Remember that the substitution method is particularly effective when one equation is already solved for a variable or can be easily solved for one. In cases where both equations are in standard form with coefficients other than 1, the elimination method might be more straightforward.

Interactive FAQ

What is the substitution method for solving systems of equations?

The substitution method is an algebraic technique for solving systems of equations where you solve one equation for one variable and then substitute that expression into the other equation(s). This reduces the system to a single equation with one variable, which can then be solved directly. The method is particularly effective for systems with two or three equations and is often the first method taught to students learning about systems of equations.

When should I use substitution instead of elimination?

Use substitution when one of the equations is already solved for a variable or can be easily solved for one (typically when a variable has a coefficient of 1 or -1). Substitution is also preferable when you want to see the explicit relationship between variables. The elimination method is generally better when both equations are in standard form with coefficients other than 1, or when dealing with larger systems where substitution would become cumbersome.

What does it mean if I get a false statement like 0 = 5 when solving?

If you arrive at a false statement (like 0 = 5) during the solving process, this indicates that the system is inconsistent and has no solution. This means the lines represented by the equations are parallel and never intersect. In graphical terms, they have the same slope but different y-intercepts. You should double-check your calculations, but if the false statement persists, it confirms that no solution exists for that particular system.

What if I get a true statement like 0 = 0?

If you arrive at a true statement (like 0 = 0), this means the system is dependent and has infinitely many solutions. The two equations represent the same line, so every point on that line is a solution to the system.

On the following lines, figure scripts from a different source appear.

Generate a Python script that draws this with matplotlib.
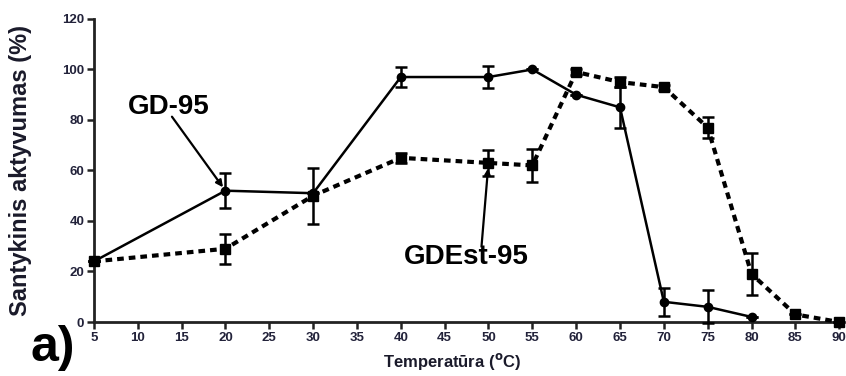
import matplotlib
matplotlib.use("Agg")
import matplotlib.pyplot as plt

plt.rcParams['font.family'] = ['Liberation Sans', 'DejaVu Sans']

temps_gd = [5, 20, 30, 40, 50, 55, 60, 65, 70, 75, 80]
act_gd = [24, 52, 51, 97, 97, 100, 90, 85, 8, 6, 2]
err_gd = [0, 7, 0, 4, 4.5, 0, 0, 8, 5.5, 6.5, 0]

temps_est = [5, 20, 30, 40, 50, 55, 60, 65, 70, 75, 80, 85, 90]
act_est = [24, 29, 50, 65, 63, 62, 99, 95, 93, 77, 19, 3, 0]
err_est = [0, 6, 11, 2, 5, 6.5, 1, 2, 1, 4, 8.5, 0, 0]

xticks = list(range(5, 95, 5))
yticks = list(range(0, 140, 20))

fig = plt.figure(figsize=(8.46, 3.76), dpi=100)
ax = fig.add_axes([0.111, 0.1436, 0.881, 0.806])

ax.errorbar(temps_gd, act_gd, yerr=err_gd, color='black', lw=1.8,
            marker='o', ms=6, capsize=4, elinewidth=1.8, capthick=1.8,
            clip_on=False, zorder=3)
ax.errorbar(temps_est, act_est, yerr=err_est, color='black', lw=3,
            ls=(0, (1.6, 1.2)), marker='s', ms=7, capsize=4,
            elinewidth=1.8, capthick=1.8, clip_on=False, zorder=3)

ax.set_xlim(5, 90)
ax.set_ylim(0, 120)
ax.set_xticks(xticks)
ax.set_yticks(yticks)
for s in ['top', 'right']:
    ax.spines[s].set_visible(False)
for s in ['left', 'bottom']:
    ax.spines[s].set_linewidth(2)
    ax.spines[s].set_color('#222222')
ax.tick_params(width=1.8, length=5, color='#222222', labelcolor='#22223a',
               labelsize=9.5, pad=2)
for lab in ax.get_xticklabels() + ax.get_yticklabels():
    lab.set_fontweight('bold')

ax.set_ylabel('Santykinis aktyvumas (%)', fontsize=17, fontweight='bold',
              color='#1a1a2a')
ax.yaxis.set_label_coords(-0.083, 0.5)
ax.set_xlabel('Temperatūra ($^{\\mathbf{o}}$C)', fontsize=12,
              fontweight='bold', color='#1a1a2a')
ax.xaxis.set_label_coords(0.48, -0.095)

# labels with pointer lines
ax.text(13.55, 85.3, 'GD-95', fontsize=20, fontweight='bold',
        ha='center', va='center')
ax.annotate('', xy=(20, 52), xytext=(13.9, 81.3),
            arrowprops=dict(arrowstyle='-|>', color='black', lw=1.6,
                            mutation_scale=10, shrinkA=0, shrinkB=3))
ax.text(47.5, 25.8, 'GDEst-95', fontsize=20, fontweight='bold',
        ha='center', va='center')
ax.annotate('', xy=(50, 63), xytext=(49.2, 29.8),
            arrowprops=dict(arrowstyle='-|>', color='black', lw=1.6,
                            mutation_scale=8, shrinkA=0, shrinkB=4))

fig.text(0.036, 0.04, 'a)', fontsize=36, fontweight='bold', color='black')

fig.savefig('out.png', dpi=100)
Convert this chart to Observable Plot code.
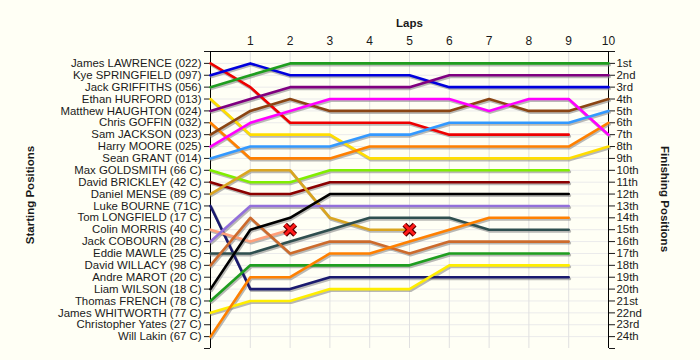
<!DOCTYPE html>
<html>
<head>
<meta charset="utf-8">
<script src="https://cdn.jsdelivr.net/npm/d3@7"></script>
<script src="https://cdn.jsdelivr.net/npm/@observablehq/plot@0.6"></script>
<style>
  html, body { margin: 0; padding: 0; background: #fffff5; }
  #chart svg { display: block; }
</style>
</head>
<body>
<div id="chart"></div>
<script>
const laps = [0, 1, 2, 3, 4, 5, 6, 7, 8, 9, 10];

const names = [
  "James LAWRENCE (022)", "Kye SPRINGFIELD (097)", "Jack GRIFFITHS (056)",
  "Ethan HURFORD (013)", "Matthew HAUGHTON (024)", "Chris GOFFIN (032)",
  "Sam JACKSON (023)", "Harry MOORE (025)", "Sean GRANT (014)",
  "Max GOLDSMITH (66 C)", "David BRICKLEY (42 C)", "Daniel MENSE (89 C)",
  "Luke BOURNE (71C)", "Tom LONGFIELD (17 C)", "Colin MORRIS (40 C)",
  "Jack COBOURN (28 C)", "Eddie MAWLE (25 C)", "David WILLACY (98 C)",
  "Andre MAROT (20 C)", "Liam WILSON (18 C)", "Thomas FRENCH (78 C)",
  "James WHITWORTH (77 C)", "Christopher Yates (27 C)", "Will Lakin (67 C)"
];

const finishLabels = [
  "1st", "2nd", "3rd", "4th", "5th", "6th", "7th", "8th", "9th", "10th",
  "11th", "12th", "13th", "14th", "15th", "16th", "17th", "18th", "19th",
  "20th", "21st", "22nd", "23rd", "24th"
];

const lineColors = [
  "#ee0000", "#0000dd", "#1f9e1f", "#ffdd00", "#800080", "#ff8000",
  "#8b4513", "#ff00ff", "#3399ff", "#80ee00", "#8b0000", "#daa520",
  "#1a1a6e", null, "#ffa07a", "#9370db", "#2f4f4f", "#cd6b2c",
  null, "#000000", "#1f9e1f", "#ffee00", null, "#ff8000"
];

// position of each driver (by grid slot) at lap 0, 1, 2, ...
const lapPositions = [
  [1, 3, 6, 6, 6, 6, 7, 7, 7, 7],
  [2, 1, 2, 2, 2, 2, 3, 3, 3, 3, 3],
  [3, 2, 1, 1, 1, 1, 1, 1, 1, 1, 1],
  [4, 7, 7, 7, 9, 9, 9, 9, 9, 9, 8],
  [5, 4, 3, 3, 3, 3, 2, 2, 2, 2, 2],
  [6, 9, 9, 9, 8, 8, 8, 8, 8, 8, 6],
  [7, 5, 4, 5, 5, 5, 5, 4, 5, 5, 4],
  [8, 6, 5, 4, 4, 4, 4, 5, 4, 4, 7],
  [9, 8, 8, 8, 7, 7, 6, 6, 6, 6, 5],
  [10, 11, 11, 10, 10, 10, 10, 10, 10, 10],
  [11, 12, 12, 11, 11, 11, 11, 11, 11, 11],
  [12, 10, 10, 14, 15, 15],
  [13, 20, 20, 19, 19, 19, 19, 19, 19, 19],
  [],
  [15, 16, 15],
  [16, 13, 13, 13, 13, 13, 13, 13, 13, 13],
  [17, 17, 16, 15, 14, 14, 14, 15, 15, 15],
  [18, 14, 17, 16, 16, 17, 16, 16, 16, 16],
  [],
  [20, 15, 14, 12, 12, 12, 12, 12, 12, 12],
  [21, 18, 18, 18, 18, 18, 17, 17, 17, 17],
  [22, 21, 21, 20, 20, 20, 18, 18, 18, 18],
  [],
  [24, 19, 19, 17, 17, 16, 15, 14, 14, 14]
];

const retiredLap = [2, 5];
const retiredPos = [15, 15];

const rows = [];
lapPositions.forEach((ps, i) => {
  ps.forEach((p, k) => rows.push({driver: names[i], lap: laps[k], pos: p, color: lineColors[i]}));
});
const retired = retiredLap.map((l, i) => ({lap: l, pos: retiredPos[i]}));

const txt = "#1a1a1a";
const chart = Plot.plot({
  width: 700,
  height: 360,
  marginLeft: 210,
  marginRight: 92,
  marginTop: 51,
  marginBottom: 12,
  x: {domain: [0, 10], axis: null},
  y: {domain: [0, 25], reverse: true, axis: null},
  color: {type: "identity"},
  style: {background: "#fffff5", fontFamily: "'Liberation Sans', Arial, sans-serif", fontSize: "11.4px", color: txt},
  marks: [
    Plot.ruleY(d3.range(1, 25), {x1: 0, x2: 10, stroke: "#ebebeb"}),
    Plot.ruleX(laps.slice(1, 10), {y1: 0, y2: 25, stroke: "#e0e0e0"}),
    Plot.ruleX([0, 10], {y1: 0, y2: 25, stroke: "#000"}),
    Plot.ruleY([0], {x1: 0, x2: 10, stroke: "#000"}),
    Plot.axisY({anchor: "left", ticks: d3.range(0, 26), tickFormat: d => names[d - 1] ?? "", tickSize: 6, tickPadding: 3, label: null, fill: txt}),
    Plot.axisY({anchor: "right", ticks: d3.range(0, 26), tickFormat: d => finishLabels[d - 1] ?? "", tickSize: 6, tickPadding: 2, label: null, fill: txt}),
    Plot.axisX({anchor: "top", ticks: d3.range(1, 11), tickSize: 0, tickPadding: 7, label: null, fontSize: 12, fill: txt}),
    Plot.text(["Laps"], {frameAnchor: "top", dy: -33, fontWeight: "bold", fontSize: 11.5, fill: txt}),
    Plot.text(["Starting Positions"], {frameAnchor: "left", textAnchor: "middle", dx: -180, dy: -5, rotate: -90, fontWeight: "bold", fontSize: 11.5, fill: txt}),
    Plot.text(["Finishing Positions"], {frameAnchor: "right", textAnchor: "middle", dx: 56, dy: -1, rotate: 90, fontWeight: "bold", fontSize: 11.5, fill: txt}),
    Plot.line(rows, {x: "lap", y: "pos", z: "driver", stroke: "#8a8a8a", strokeOpacity: 0.6, strokeWidth: 3, dx: 1, dy: 1.5}),
    Plot.line(rows, {x: "lap", y: "pos", z: "driver", stroke: "color", strokeWidth: 2.6}),
    Plot.dot(retired, {x: "lap", y: "pos", symbol: "times", r: 4.7, stroke: "#5a0000", strokeWidth: 5.5}),
    Plot.dot(retired, {x: "lap", y: "pos", symbol: "times", r: 4.7, stroke: "#ff1a1a", strokeWidth: 3})
  ]
});
document.getElementById("chart").appendChild(chart);
</script>
</body>
</html>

In this case, you can express the solution set in terms of one variable. For example, if the equations are identical, you can choose one variable to be free and express the other in terms of it.

Can the substitution method be used for non-linear systems?

Yes, the substitution method can be used for non-linear systems, though the process becomes more complex. For systems involving quadratic, exponential, or other non-linear equations, you would still solve one equation for one variable and substitute into the other. However, the resulting equation may be more difficult to solve and might require factoring, the quadratic formula, or other advanced techniques. The graphical interpretation also changes, as non-linear equations may represent curves rather than straight lines.

How can I check if my solution is correct?

The most reliable way to check your solution is to substitute the values back into both original equations and verify that they satisfy both. For example, if you found x = 2 and y = 3 for the system 2x + y = 7 and x - y = -1, plug these values in: 2(2) + 3 = 7 (which is true) and 2 - 3 = -1 (which is also true). If both equations hold true with your solution, then your answer is correct. This verification step is crucial and should always be performed.

Why does the calculator sometimes show "No unique solution"?

The calculator displays "No unique solution" in two cases: when the system is inconsistent (no solution exists) or when it's dependent (infinitely many solutions exist). This occurs when the determinant of the coefficient matrix is zero, which mathematically means the lines are either parallel (no intersection) or coincident (infinite intersections). The calculator checks the determinant (b·d - e·a in our standard form) and if it's zero, it cannot compute a unique solution, hence the message.